THISWEEK

Tuesday, April 24, 2012

Africans anxiously awaits the Taylor’s verdict

By ralph geeplay

Former Liberian president Charles Ghankay Macarthur Taylor, who was elected president in 1998 after a long ‘bush war’ which began in Liberia’s Nimba County on Christmas Eve in 1989, will face justice this Thursday in the Netherlands. He is the first African president to be tried on a continent where leaders like Zimbabwe’s Robert Mugabe, and Sudan’s Oman al Bashir plus countless other despots still enjoy state power as they terrorize their own people. Matter of fact, Bashir has been indicted, but he still eludes justice. If Taylor is acquitted jitters could run throughout West Africa, where the former Liberian president is accused of trading arms for minerals, especially diamonds in Sierra Leone. Flushed with cash from Liberia’s timber and its resources, he meddled and also exported his war to Liberia’s neighbors: Guinea and Ivory Coast and Sierra Leone. His war in Liberia saw almost 300 thousand Liberians dead, from a pre war population of 3.5 million and hundreds of West African peace keepers (Ecomog) killed under Nigerian command.

 
Taylor, at the peak of power

Liberia’s Charles Taylor is the indisputable embodiment of the African warlord, killing at will until he was elected president. For 14 years he terrorized Western Africa and daring anyone to stand in his way. Liberians and the world will know his fate this week Thursday if he will be a free man or if he will spend the rest of his life in jail for his crimes. The Taylor verdict should be big news for several reasons, say analysts. For one, men like Joseph Kony and his Lord Resistance Army (LRA) in Uganda have exploited children in war like Taylor. Kony has also been indicted and could face justice soon, but has so far dodged capture, and two, African  leaders who rule by force of arms against their own people will now be looking over their shoulders. If he is found guilty, it could signals an end of an era and beginning of a new one. The move would bring relief to those who have suffered under the atrocities of the man who once describe himself as the “most mischievous Liberian alive.” The verdict is expected with much anticipation. 

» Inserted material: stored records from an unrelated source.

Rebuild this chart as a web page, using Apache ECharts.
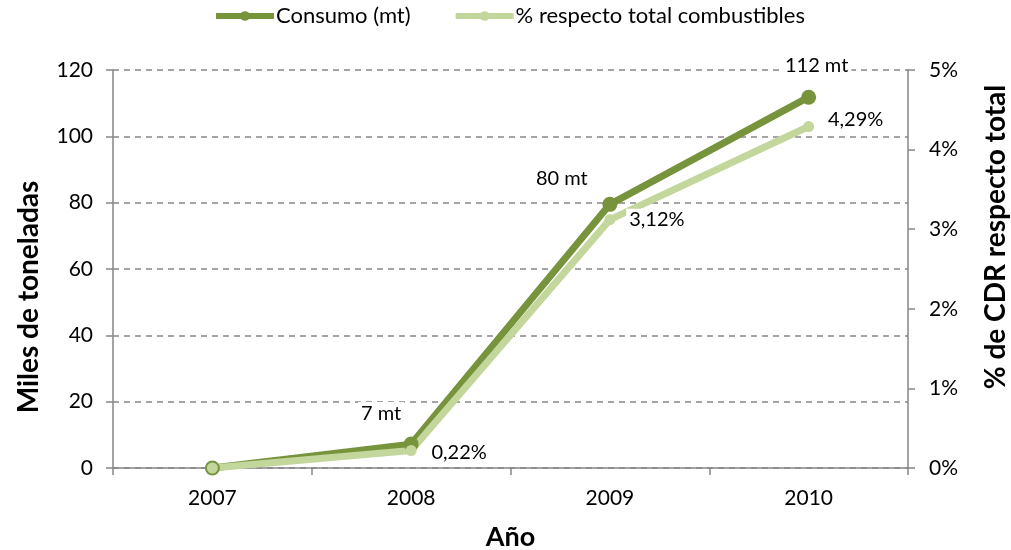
<!DOCTYPE html>
<html>
<head>
<meta charset="utf-8">
<script src="https://cdn.jsdelivr.net/npm/echarts@6/dist/echarts.min.js"></script>
<style>html,body{margin:0;padding:0;background:#fff;overflow:hidden}#c{width:1011px;height:550px}</style>
</head>
<body>
<div id="c"></div>
<script>
const categories = ['2007', '2008', '2009', '2010'];
const consumo = [0, 7.2, 79.5, 111.8];
const consumoLabels = ['', '7 mt', '80 mt', '112 mt'];
const porcentaje = [0, 0.22, 3.12, 4.29];
const porcentajeLabels = ['', '0,22%', '3,12%', '4,29%'];
const leftTicks = [0, 20, 40, 60, 80, 100, 120];
const rightTicks = ['0%', '1%', '2%', '3%', '4%', '5%'];

const FONT = 'Lato';
const DARK = '#77933C';
const LIGHT = '#C3D69B';
const consumoOffsets = [[0, 0], [-30, -31], [-48, -26], [8, -32]];
const pctOffsets = [[0, 0], [48, 2], [47, 0], [47, -7]];

const labelBase = {
  show: true, position: 'inside', color: '#000', fontFamily: FONT, fontSize: 20,
  backgroundColor: '#fff', padding: [1, 3]
};

const chart = echarts.init(document.getElementById('c'), null, {renderer: 'canvas'});
chart.setOption({
  animation: false,
  textStyle: {fontFamily: FONT},
  legend: {
    top: 5, left: 213, padding: 0, itemWidth: 58, itemHeight: 12, itemGap: 42,
    lineStyle: {width: 6},
    textStyle: {fontFamily: FONT, fontSize: 22, color: '#000', padding: [0, 0, 0, -3]},
    data: ['Consumo (mt)', '% respecto total combustibles']
  },
  grid: {left: 113, right: 103, top: 70, bottom: 82, containLabel: false, outerBoundsMode: 'none'},
  xAxis: {
    type: 'category', data: categories, boundaryGap: true,
    name: 'Año', nameLocation: 'middle', nameGap: 56,
    nameTextStyle: {fontFamily: FONT, fontSize: 27, fontWeight: 'bold', color: '#000'},
    axisLine: {lineStyle: {color: '#868686', width: 1.5}},
    axisTick: {show: true, length: 7, lineStyle: {color: '#868686', width: 1.5}},
    axisLabel: {color: '#000', fontFamily: FONT, fontSize: 21, margin: 20}
  },
  yAxis: [{
    type: 'value', min: 0, max: 120, interval: 20,
    axisLine: {show: true, lineStyle: {color: '#868686', width: 1.5}},
    axisTick: {show: true, length: 7, lineStyle: {color: '#868686', width: 1.5}},
    axisLabel: {color: '#000', fontFamily: FONT, fontSize: 21, margin: 20,
      formatter: v => leftTicks.includes(v) ? String(v) : ''},
    splitLine: {show: true, lineStyle: {color: '#868686', type: [6, 5], width: 1.5}}
  }, {
    type: 'value', min: 0, max: 5, interval: 1, position: 'right',
    axisLine: {show: true, lineStyle: {color: '#868686', width: 1.5}},
    axisTick: {show: true, length: 7, lineStyle: {color: '#868686', width: 1.5}},
    axisLabel: {color: '#000', fontFamily: FONT, fontSize: 21, margin: 21,
      formatter: v => rightTicks[Math.round(v)] || ''},
    splitLine: {show: false}
  }],
  graphic: [{
    type: 'text', x: 29, y: 297, rotation: Math.PI / 2,
    style: {text: 'Miles de toneladas', fontFamily: FONT, fontSize: 28, fontWeight: 'bold',
      fill: '#000', align: 'center', verticalAlign: 'middle'}
  }, {
    type: 'text', x: 996, y: 237, rotation: Math.PI / 2,
    style: {text: '% de CDR respecto total', fontFamily: FONT, fontSize: 28, fontWeight: 'bold',
      fill: '#000', align: 'center', verticalAlign: 'middle'}
  }],
  series: [{
    name: 'Consumo (mt)', type: 'line', yAxisIndex: 0,
    symbol: 'circle', symbolSize: 15, showAllSymbol: true,
    itemStyle: {color: DARK},
    lineStyle: {color: DARK, width: 7},
    data: consumo.map((v, i) => ({
      value: v,
      label: Object.assign({}, labelBase, {show: !!consumoLabels[i], offset: consumoOffsets[i],
        formatter: () => consumoLabels[i]})
    }))
  }, {
    name: '% respecto total combustibles', type: 'line', yAxisIndex: 1,
    symbol: 'circle', symbolSize: 11, showAllSymbol: true,
    itemStyle: {color: LIGHT},
    lineStyle: {color: LIGHT, width: 7},
    data: porcentaje.map((v, i) => ({
      value: v,
      label: Object.assign({}, labelBase, {show: !!porcentajeLabels[i], offset: pctOffsets[i],
        formatter: () => porcentajeLabels[i]})
    }))
  }]
});
</script>
</body>
</html>
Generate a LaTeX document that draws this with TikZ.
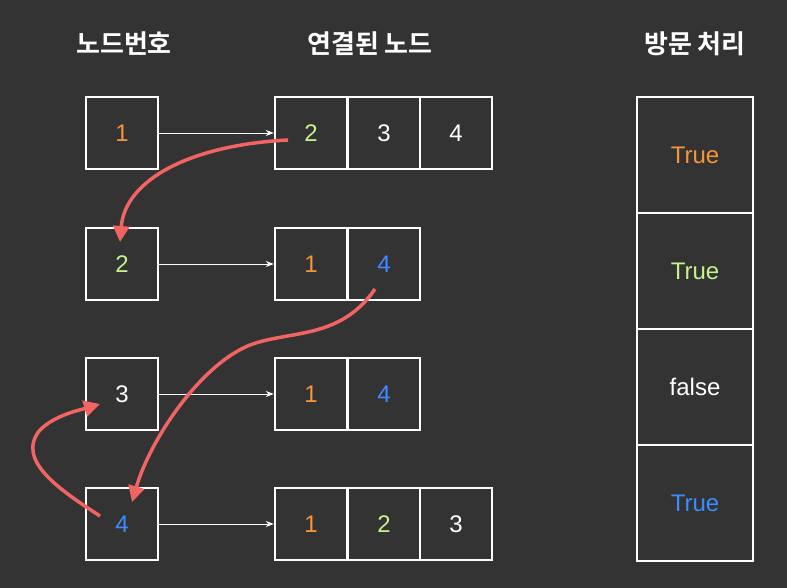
\documentclass[tikz,border=0pt]{standalone}
\usepackage{fontspec}
\setmainfont{Liberation Sans}
\newfontfamily\kr{Noto Sans CJK KR}[BoldFont={* Bold}]
\usetikzlibrary{arrows.meta}
\definecolor{bg}{HTML}{333333}
\definecolor{cor}{HTML}{F7953B}
\definecolor{cgr}{HTML}{C5F28C}
\definecolor{cbl}{HTML}{3D8BFF}
\definecolor{cred}{HTML}{F26464}
\begin{document}
\begin{tikzpicture}[x=1pt,y=-1pt,
  cell/.style={draw=white,line width=2.5pt,minimum width=72pt,minimum height=72pt,inner sep=0pt,font=\fontsize{24}{26}\selectfont,text=white},
  vcell/.style={draw=white,line width=2.5pt,minimum width=116pt,minimum height=116pt,inner sep=0pt,font=\fontsize{24}{26}\selectfont,text=white},
  hdr/.style={text=white,font=\kr\bfseries\fontsize{26}{28}\selectfont},
  link/.style={draw=white,line width=0.8pt,-{Stealth[length=8pt,width=6pt]}},
  red/.style={draw=cred,line width=3.5pt,-{Triangle[length=16pt,width=16pt]}}]
\fill[bg] (0,0) rectangle (787,588);
\useasboundingbox (0,0) rectangle (787,588);
\node[hdr] (h1) at (124,44) {노드번호};
\node[hdr] (h2) at (370,44) {연결된 노드};
\node[hdr] (h3) at (695,44) {방문 처리};
% left column
\node[cell,text=cor] (n1) at (122,133) {1};
\node[cell,text=cgr] (n2) at (122,264) {2};
\node[cell] (n3) at (122,394) {3};
\node[cell,text=cbl] (n4) at (122,524) {4};
% adjacency
\node[cell,text=cgr] (f1) at (311,133) {2};
\node[cell] (a13) at (384,133) {3};
\node[cell] (a14) at (456,133) {4};
\node[cell,text=cor] (f2) at (311,264) {1};
\node[cell,text=cbl] (a24) at (384,264) {4};
\node[cell,text=cor] (f3) at (311,394) {1};
\node[cell,text=cbl] (a34) at (384,394) {4};
\node[cell,text=cor] (f4) at (311,524) {1};
\node[cell,text=cgr] (a42) at (384,524) {2};
\node[cell] (a43) at (456,524) {3};
\foreach \i in {1,2,3,4}{\draw[link] (n\i.east) -- (f\i.west);}
% visited
\node[vcell,text=cor] (v1) at (695,155) {True};
\node[vcell,text=cgr] (v2) at (695,271) {True};
\node[vcell] (v3) at (695,387) {false};
\node[vcell,text=cbl] (v4) at (695,503) {True};
% red traversal
\coordinate (r1) at (288,140);
\coordinate (r2) at (375,289);
\coordinate (r3) at (100,516);
\draw[red] (r1) .. controls (190,145) and (125,180) .. (120,242);
\draw[red] (r2) .. controls (340,340) and (290,330) .. (250,345) .. controls (200,365) and (150,440) .. (132,502);
\draw[red] (r3) .. controls (60,490) and (15,460) .. (40,430) .. controls (55,415) and (80,410) .. (100,404);
\end{tikzpicture}
\end{document}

Taylor though, still has supporters in Liberia, and leading the chorus is his estrange wife Jewel Howard Taylor, now senator from Taylor’s former strong hold of Bong County who disagrees, that he did any wrong. “I still don't see the connection of how he could be held responsible for those things done in Sierra Leone when they were actually done by Sierra Leonean armed forces…however," Ms. Taylor continued " if you talk about the crisis in Liberia, then that's a different story," she said in an interview with The Guardian.

Taylor is being tried by The Special Court for Sierra Leone (SCSL), which was set up under the auspices of the United Nations in 2002 to put on trial those most responsible for the vicious aggression suffered in the West African country during its bloody conflict. The limps of babies, their fathers and mothers were on occasions cut off with machetes by the Revolutionary United Front (RUF) fighters loyal to Foday Sankoh,  with support from Charles Taylor, witnesses have said. Sankoh was apprehended, but he died in custody. The former Liberian President was indicted in 2003, while still president for those crimes including murder, rape, sexual slavery and recruiting child soldiers. He was subsequently captured in Nigeria in 2006 and briefly deported to Liberia. He was not permitted to leave the plane at Liberia’s Roberts International Airport (RIA). Within hours of arriving home, he was whisked off and immediately flown to Sierra Leone, before being transferred to The Hague.

The three-year trial in the Netherlands has been dramatic, and created a huge publicity in August 2010, when British  super model Naomi Campbell testified that she received 'dirty uncut diamonds' from Taylor at a party in Nelson Mandela’s house in 1997. At the time the party took place in South Africa, Taylor was recognized by the United Nations as a peacemaker; the prosecution contends he used that appointment to continue warfare. Charles Taylor was born in 1948 in Arthington, Montserrado County and deposed from power in 2003, when he resigned the presidency and accepted asylum in Nigeria, as insurgents were on the verge of taking the capital. His trial according to reports is estimated at about 250million. The costs were footed mostly by the United States, with Britain promising to provide his cell at a maximum security prison if he is found guilty .

Liberia’s Charles Taylor will be the first former sitting president in the world to hear a verdict from the International Criminal Court (ICC). The former president of Yugoslavia, Slobodan Milosevic was tried there for encouraging war in the Balkans during the 1990s. He died before judgment was handed down. At the ICC also, the former Ivorian President Laurent Gbagbo is currently in jail awaiting trial for crimes he allegedly committed while holding on to power in an electoral dispute that saw many dead about a year ago.